Сегодня случилась эта ужасная история с евреем, убившим и ранившим столько человек в Хевронской мечети[207]. Такой скверный вышел Пурим! Недаром я не хотела в музее делать с детьми костюмы на Пурим, хотя музей массово к этому готовился. Не нравится мне эта история с мщением и вырезанием врагов и ликованием перед отрубленной головой врага. Агрессия и мщение отвратительны.
‹…› По твоему наущению отправилась к косметичке, привела в порядок лицо, снова выгляжу лучше. Тоскую по персонажам романа. Но писать сейчас не могу. Пусть пройдет время организации всех дел вокруг работы. Весь хаос этого года должен оформиться во что-то.

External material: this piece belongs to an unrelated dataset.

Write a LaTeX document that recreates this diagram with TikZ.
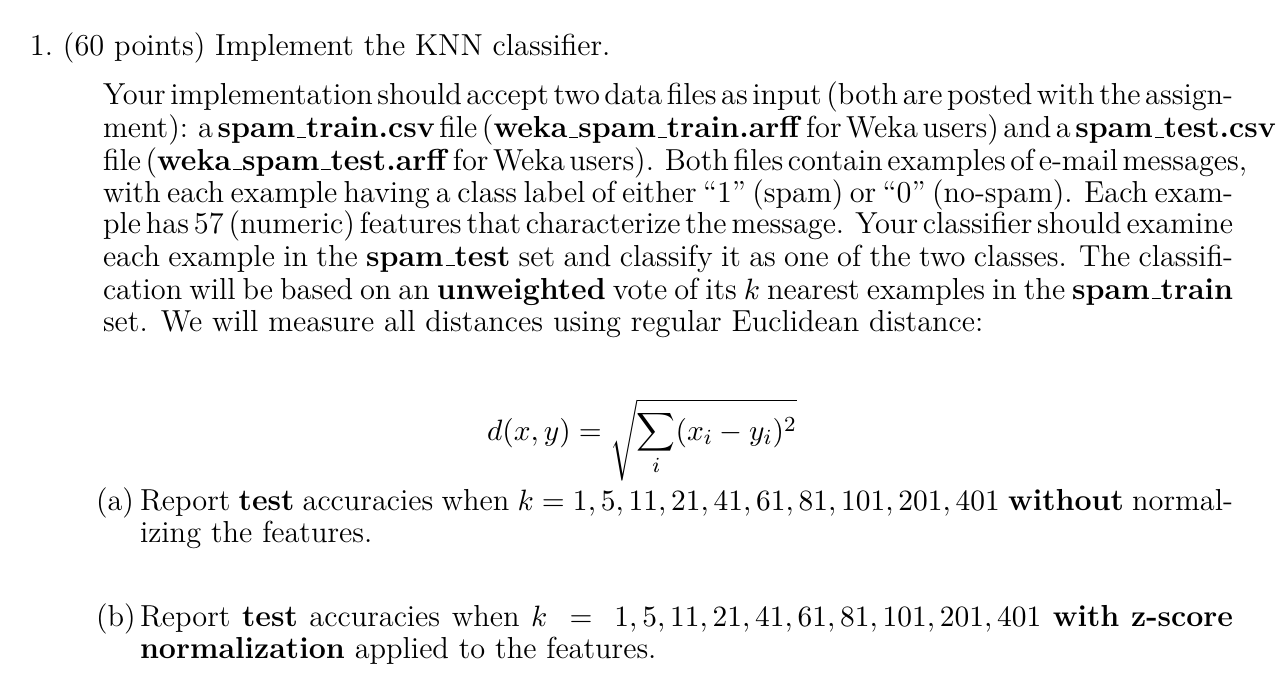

У вас там творится черт знает что. В Беларуси тоже. Вообще уровень нестабильности растет с каждым днем, труднее становится понять свое собственное назначение. Я все-таки очень социальный человек. Иначе бы не преподавала, не пыталась поставить хоть какие-то эфемерные заслоны злу, разлитому вокруг, хотя, как человек читающий и пишущий, понимаю прекрасно, что нет особого смысла в деятельном просвещении.